REQUIRED WORK - Below are some records; work out how many of their lines contain "this" and give the number only.

DATA PROVIDED -

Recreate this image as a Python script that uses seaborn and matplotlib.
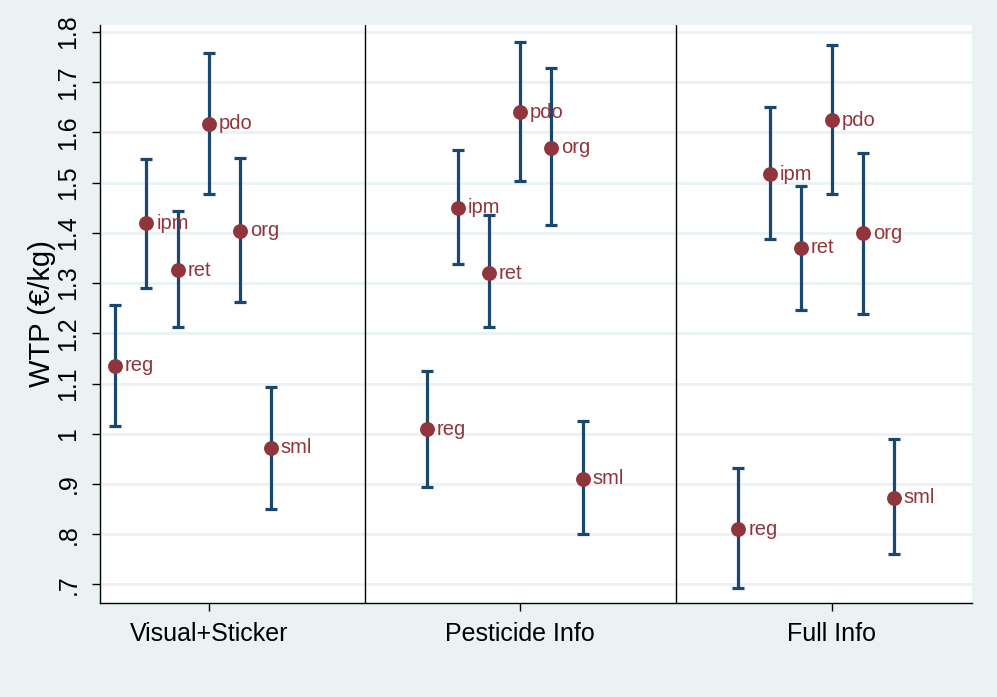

---

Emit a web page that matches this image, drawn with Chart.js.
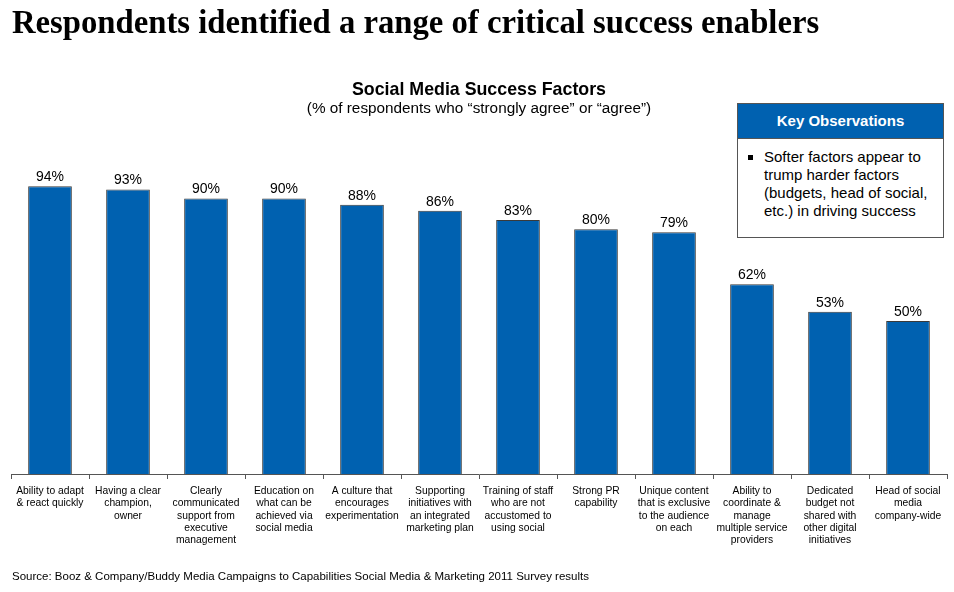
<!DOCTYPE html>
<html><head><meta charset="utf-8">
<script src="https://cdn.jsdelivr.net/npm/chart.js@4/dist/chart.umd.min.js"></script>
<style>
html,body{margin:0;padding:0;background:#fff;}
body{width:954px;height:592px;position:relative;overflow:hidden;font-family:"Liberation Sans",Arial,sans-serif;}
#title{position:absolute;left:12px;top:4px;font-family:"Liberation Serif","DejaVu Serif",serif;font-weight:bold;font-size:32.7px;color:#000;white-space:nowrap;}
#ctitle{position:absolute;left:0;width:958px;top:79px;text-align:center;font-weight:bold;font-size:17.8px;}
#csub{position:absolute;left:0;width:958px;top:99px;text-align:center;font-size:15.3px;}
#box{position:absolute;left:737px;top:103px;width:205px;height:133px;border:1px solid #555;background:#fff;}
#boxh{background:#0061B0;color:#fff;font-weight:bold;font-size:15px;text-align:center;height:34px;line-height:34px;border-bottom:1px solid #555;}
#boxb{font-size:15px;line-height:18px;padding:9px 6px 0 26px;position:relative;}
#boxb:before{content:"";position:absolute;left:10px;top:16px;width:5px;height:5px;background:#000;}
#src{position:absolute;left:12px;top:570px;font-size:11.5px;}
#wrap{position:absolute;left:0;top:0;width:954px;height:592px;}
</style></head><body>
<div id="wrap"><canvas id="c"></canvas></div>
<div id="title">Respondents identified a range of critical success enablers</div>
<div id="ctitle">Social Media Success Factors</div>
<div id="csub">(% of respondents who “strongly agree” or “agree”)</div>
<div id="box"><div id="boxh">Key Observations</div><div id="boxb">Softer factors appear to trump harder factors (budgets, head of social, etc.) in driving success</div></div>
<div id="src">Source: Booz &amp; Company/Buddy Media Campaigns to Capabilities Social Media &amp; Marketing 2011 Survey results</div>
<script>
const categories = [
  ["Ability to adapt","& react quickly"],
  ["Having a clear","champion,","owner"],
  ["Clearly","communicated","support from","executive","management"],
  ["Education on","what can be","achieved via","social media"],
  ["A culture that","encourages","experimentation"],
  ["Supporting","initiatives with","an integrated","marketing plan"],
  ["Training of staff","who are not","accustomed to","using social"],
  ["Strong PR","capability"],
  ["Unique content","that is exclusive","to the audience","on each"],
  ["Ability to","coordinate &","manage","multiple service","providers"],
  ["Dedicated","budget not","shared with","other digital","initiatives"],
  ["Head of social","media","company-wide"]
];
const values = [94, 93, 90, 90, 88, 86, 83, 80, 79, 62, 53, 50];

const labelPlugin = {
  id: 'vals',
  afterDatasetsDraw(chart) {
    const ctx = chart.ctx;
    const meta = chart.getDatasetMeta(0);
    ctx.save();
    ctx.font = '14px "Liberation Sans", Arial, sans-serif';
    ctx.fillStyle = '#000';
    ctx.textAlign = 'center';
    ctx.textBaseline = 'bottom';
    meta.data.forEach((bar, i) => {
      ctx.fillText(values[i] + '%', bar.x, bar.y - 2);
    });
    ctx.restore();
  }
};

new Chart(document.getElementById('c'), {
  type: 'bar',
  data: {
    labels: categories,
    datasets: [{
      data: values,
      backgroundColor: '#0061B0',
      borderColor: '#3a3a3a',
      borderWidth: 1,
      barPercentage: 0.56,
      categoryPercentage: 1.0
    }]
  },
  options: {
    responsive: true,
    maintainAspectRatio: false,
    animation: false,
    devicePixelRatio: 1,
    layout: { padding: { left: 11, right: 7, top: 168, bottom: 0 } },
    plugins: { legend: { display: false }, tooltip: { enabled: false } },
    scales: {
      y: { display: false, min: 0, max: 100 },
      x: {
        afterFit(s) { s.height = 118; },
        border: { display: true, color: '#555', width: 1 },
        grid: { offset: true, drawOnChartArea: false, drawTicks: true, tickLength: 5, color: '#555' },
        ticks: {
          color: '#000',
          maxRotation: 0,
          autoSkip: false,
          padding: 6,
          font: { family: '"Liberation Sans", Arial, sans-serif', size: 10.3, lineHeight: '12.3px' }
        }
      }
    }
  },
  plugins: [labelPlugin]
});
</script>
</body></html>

--

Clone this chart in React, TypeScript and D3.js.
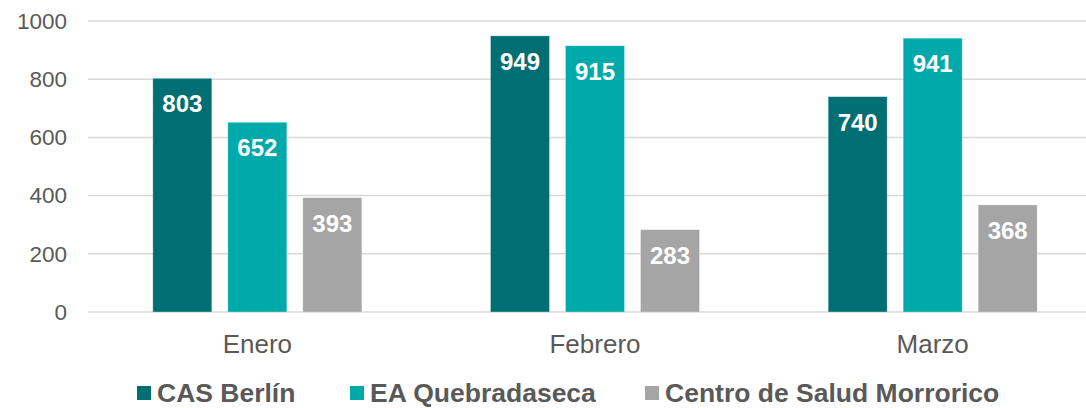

THE ANSWER - 3